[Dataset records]
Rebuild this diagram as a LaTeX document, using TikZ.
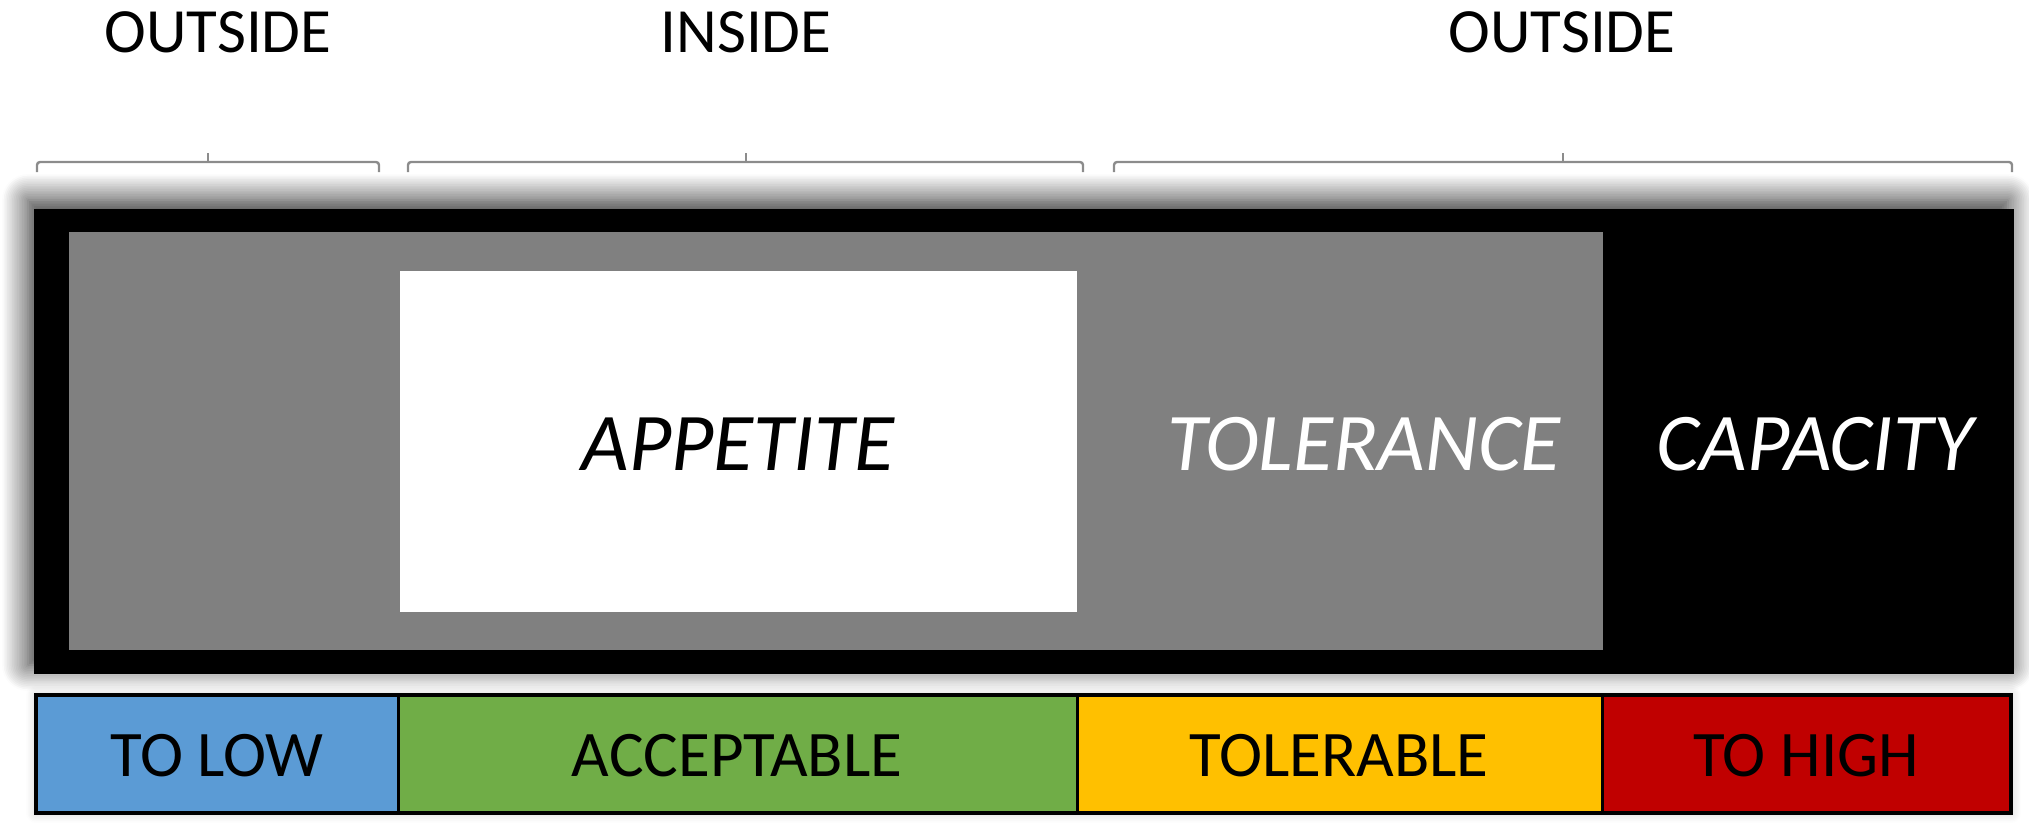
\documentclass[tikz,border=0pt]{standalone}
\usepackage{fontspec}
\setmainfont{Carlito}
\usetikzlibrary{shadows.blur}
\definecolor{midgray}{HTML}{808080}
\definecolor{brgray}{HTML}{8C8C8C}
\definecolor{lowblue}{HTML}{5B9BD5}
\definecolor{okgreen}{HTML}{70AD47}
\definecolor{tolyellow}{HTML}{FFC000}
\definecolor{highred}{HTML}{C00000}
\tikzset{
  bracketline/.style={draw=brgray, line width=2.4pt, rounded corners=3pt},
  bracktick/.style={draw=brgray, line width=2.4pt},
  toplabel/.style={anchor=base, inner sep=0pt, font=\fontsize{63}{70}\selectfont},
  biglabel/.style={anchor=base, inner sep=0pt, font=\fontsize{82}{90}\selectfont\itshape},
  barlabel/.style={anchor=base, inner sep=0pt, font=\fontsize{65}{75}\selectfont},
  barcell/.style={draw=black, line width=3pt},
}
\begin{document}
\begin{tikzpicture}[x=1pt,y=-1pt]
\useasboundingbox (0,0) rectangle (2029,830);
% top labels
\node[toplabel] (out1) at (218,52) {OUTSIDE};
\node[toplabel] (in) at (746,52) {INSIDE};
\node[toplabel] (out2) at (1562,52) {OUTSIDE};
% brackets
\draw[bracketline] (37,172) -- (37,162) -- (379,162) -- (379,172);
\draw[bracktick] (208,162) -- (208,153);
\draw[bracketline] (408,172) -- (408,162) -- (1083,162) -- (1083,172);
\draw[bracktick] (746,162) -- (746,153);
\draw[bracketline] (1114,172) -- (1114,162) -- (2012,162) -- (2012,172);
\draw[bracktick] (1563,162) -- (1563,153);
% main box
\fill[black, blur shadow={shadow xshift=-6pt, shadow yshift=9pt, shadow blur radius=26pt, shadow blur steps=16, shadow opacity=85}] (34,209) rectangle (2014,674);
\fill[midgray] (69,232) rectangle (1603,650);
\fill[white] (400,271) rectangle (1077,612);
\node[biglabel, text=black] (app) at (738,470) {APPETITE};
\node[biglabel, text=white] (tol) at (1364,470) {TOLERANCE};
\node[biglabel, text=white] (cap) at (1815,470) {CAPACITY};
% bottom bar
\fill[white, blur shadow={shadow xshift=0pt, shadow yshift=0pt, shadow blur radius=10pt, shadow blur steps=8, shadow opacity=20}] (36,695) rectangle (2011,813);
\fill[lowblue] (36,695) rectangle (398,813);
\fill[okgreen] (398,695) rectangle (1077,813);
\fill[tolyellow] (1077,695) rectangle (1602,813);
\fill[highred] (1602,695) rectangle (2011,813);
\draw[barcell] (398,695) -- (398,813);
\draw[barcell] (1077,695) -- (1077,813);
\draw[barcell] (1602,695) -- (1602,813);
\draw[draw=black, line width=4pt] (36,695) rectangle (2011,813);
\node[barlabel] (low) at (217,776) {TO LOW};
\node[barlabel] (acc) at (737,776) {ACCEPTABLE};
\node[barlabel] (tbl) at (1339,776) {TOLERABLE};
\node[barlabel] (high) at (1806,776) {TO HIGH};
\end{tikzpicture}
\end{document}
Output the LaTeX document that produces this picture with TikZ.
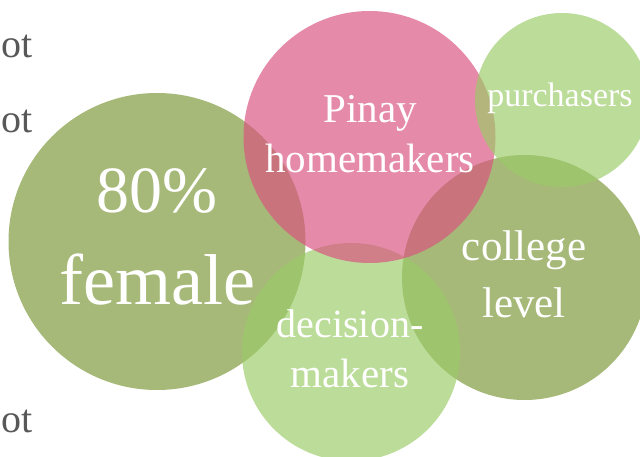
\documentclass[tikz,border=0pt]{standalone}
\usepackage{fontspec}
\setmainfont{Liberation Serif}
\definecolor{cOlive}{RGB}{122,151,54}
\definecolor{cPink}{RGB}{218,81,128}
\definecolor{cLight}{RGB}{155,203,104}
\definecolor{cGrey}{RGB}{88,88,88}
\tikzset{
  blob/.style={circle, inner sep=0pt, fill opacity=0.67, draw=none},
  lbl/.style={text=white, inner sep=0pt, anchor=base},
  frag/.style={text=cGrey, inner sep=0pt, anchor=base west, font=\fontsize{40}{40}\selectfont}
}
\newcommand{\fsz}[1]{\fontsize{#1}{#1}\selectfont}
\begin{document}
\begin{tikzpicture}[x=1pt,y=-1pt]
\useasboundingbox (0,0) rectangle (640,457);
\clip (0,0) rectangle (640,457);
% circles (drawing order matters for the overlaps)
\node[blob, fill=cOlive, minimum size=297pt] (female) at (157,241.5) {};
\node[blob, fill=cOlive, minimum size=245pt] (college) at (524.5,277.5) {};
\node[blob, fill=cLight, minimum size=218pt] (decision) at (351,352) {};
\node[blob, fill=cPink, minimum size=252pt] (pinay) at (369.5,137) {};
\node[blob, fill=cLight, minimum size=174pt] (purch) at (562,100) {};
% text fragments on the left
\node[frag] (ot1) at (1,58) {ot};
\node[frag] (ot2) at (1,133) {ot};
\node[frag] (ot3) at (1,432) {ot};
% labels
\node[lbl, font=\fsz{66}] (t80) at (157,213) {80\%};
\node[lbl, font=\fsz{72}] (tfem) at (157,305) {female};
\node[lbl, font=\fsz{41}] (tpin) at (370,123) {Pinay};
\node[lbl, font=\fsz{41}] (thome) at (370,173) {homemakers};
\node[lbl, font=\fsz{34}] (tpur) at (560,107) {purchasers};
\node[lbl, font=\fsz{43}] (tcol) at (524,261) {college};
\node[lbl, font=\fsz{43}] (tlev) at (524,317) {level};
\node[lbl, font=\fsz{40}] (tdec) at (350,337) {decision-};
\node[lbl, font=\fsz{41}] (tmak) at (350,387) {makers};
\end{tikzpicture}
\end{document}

_TASK TO CARRY OUT_. Omit every image. Quote each record exactly.

_ANSWER TO THIS PROBLEM_.
Rebuild this diagram as a LaTeX document, using TikZ.
\documentclass[tikz,border=0pt]{standalone}
\usepackage{fontspec}
\setmainfont{Carlito}
\usetikzlibrary{shadows.blur}
\definecolor{midgray}{HTML}{808080}
\definecolor{brgray}{HTML}{8C8C8C}
\definecolor{lowblue}{HTML}{5B9BD5}
\definecolor{okgreen}{HTML}{70AD47}
\definecolor{tolyellow}{HTML}{FFC000}
\definecolor{highred}{HTML}{C00000}
\tikzset{
  bracketline/.style={draw=brgray, line width=2.4pt, rounded corners=3pt},
  bracktick/.style={draw=brgray, line width=2.4pt},
  toplabel/.style={anchor=base, inner sep=0pt, font=\fontsize{63}{70}\selectfont},
  biglabel/.style={anchor=base, inner sep=0pt, font=\fontsize{82}{90}\selectfont\itshape},
  barlabel/.style={anchor=base, inner sep=0pt, font=\fontsize{65}{75}\selectfont},
  barcell/.style={draw=black, line width=3pt},
}
\begin{document}
\begin{tikzpicture}[x=1pt,y=-1pt]
\useasboundingbox (0,0) rectangle (2029,830);
% top labels
\node[toplabel] (out1) at (218,52) {OUTSIDE};
\node[toplabel] (in) at (746,52) {INSIDE};
\node[toplabel] (out2) at (1562,52) {OUTSIDE};
% brackets
\draw[bracketline] (37,172) -- (37,162) -- (379,162) -- (379,172);
\draw[bracktick] (208,162) -- (208,153);
\draw[bracketline] (408,172) -- (408,162) -- (1083,162) -- (1083,172);
\draw[bracktick] (746,162) -- (746,153);
\draw[bracketline] (1114,172) -- (1114,162) -- (2012,162) -- (2012,172);
\draw[bracktick] (1563,162) -- (1563,153);
% main box
\fill[black, blur shadow={shadow xshift=-6pt, shadow yshift=9pt, shadow blur radius=26pt, shadow blur steps=16, shadow opacity=85}] (34,209) rectangle (2014,674);
\fill[midgray] (69,232) rectangle (1603,650);
\fill[white] (400,271) rectangle (1077,612);
\node[biglabel, text=black] (app) at (738,470) {APPETITE};
\node[biglabel, text=white] (tol) at (1364,470) {TOLERANCE};
\node[biglabel, text=white] (cap) at (1815,470) {CAPACITY};
% bottom bar
\fill[white, blur shadow={shadow xshift=0pt, shadow yshift=0pt, shadow blur radius=10pt, shadow blur steps=8, shadow opacity=20}] (36,695) rectangle (2011,813);
\fill[lowblue] (36,695) rectangle (398,813);
\fill[okgreen] (398,695) rectangle (1077,813);
\fill[tolyellow] (1077,695) rectangle (1602,813);
\fill[highred] (1602,695) rectangle (2011,813);
\draw[barcell] (398,695) -- (398,813);
\draw[barcell] (1077,695) -- (1077,813);
\draw[barcell] (1602,695) -- (1602,813);
\draw[draw=black, line width=4pt] (36,695) rectangle (2011,813);
\node[barlabel] (low) at (217,776) {TO LOW};
\node[barlabel] (acc) at (737,776) {ACCEPTABLE};
\node[barlabel] (tbl) at (1339,776) {TOLERABLE};
\node[barlabel] (high) at (1806,776) {TO HIGH};
\end{tikzpicture}
\end{document}
Output the LaTeX document that produces this picture with TikZ.
\documentclass[tikz,border=0pt]{standalone}
\usepackage{fontspec}
\setmainfont{Liberation Serif}
\definecolor{cOlive}{RGB}{122,151,54}
\definecolor{cPink}{RGB}{218,81,128}
\definecolor{cLight}{RGB}{155,203,104}
\definecolor{cGrey}{RGB}{88,88,88}
\tikzset{
  blob/.style={circle, inner sep=0pt, fill opacity=0.67, draw=none},
  lbl/.style={text=white, inner sep=0pt, anchor=base},
  frag/.style={text=cGrey, inner sep=0pt, anchor=base west, font=\fontsize{40}{40}\selectfont}
}
\newcommand{\fsz}[1]{\fontsize{#1}{#1}\selectfont}
\begin{document}
\begin{tikzpicture}[x=1pt,y=-1pt]
\useasboundingbox (0,0) rectangle (640,457);
\clip (0,0) rectangle (640,457);
% circles (drawing order matters for the overlaps)
\node[blob, fill=cOlive, minimum size=297pt] (female) at (157,241.5) {};
\node[blob, fill=cOlive, minimum size=245pt] (college) at (524.5,277.5) {};
\node[blob, fill=cLight, minimum size=218pt] (decision) at (351,352) {};
\node[blob, fill=cPink, minimum size=252pt] (pinay) at (369.5,137) {};
\node[blob, fill=cLight, minimum size=174pt] (purch) at (562,100) {};
% text fragments on the left
\node[frag] (ot1) at (1,58) {ot};
\node[frag] (ot2) at (1,133) {ot};
\node[frag] (ot3) at (1,432) {ot};
% labels
\node[lbl, font=\fsz{66}] (t80) at (157,213) {80\%};
\node[lbl, font=\fsz{72}] (tfem) at (157,305) {female};
\node[lbl, font=\fsz{41}] (tpin) at (370,123) {Pinay};
\node[lbl, font=\fsz{41}] (thome) at (370,173) {homemakers};
\node[lbl, font=\fsz{34}] (tpur) at (560,107) {purchasers};
\node[lbl, font=\fsz{43}] (tcol) at (524,261) {college};
\node[lbl, font=\fsz{43}] (tlev) at (524,317) {level};
\node[lbl, font=\fsz{40}] (tdec) at (350,337) {decision-};
\node[lbl, font=\fsz{41}] (tmak) at (350,387) {makers};
\end{tikzpicture}
\end{document}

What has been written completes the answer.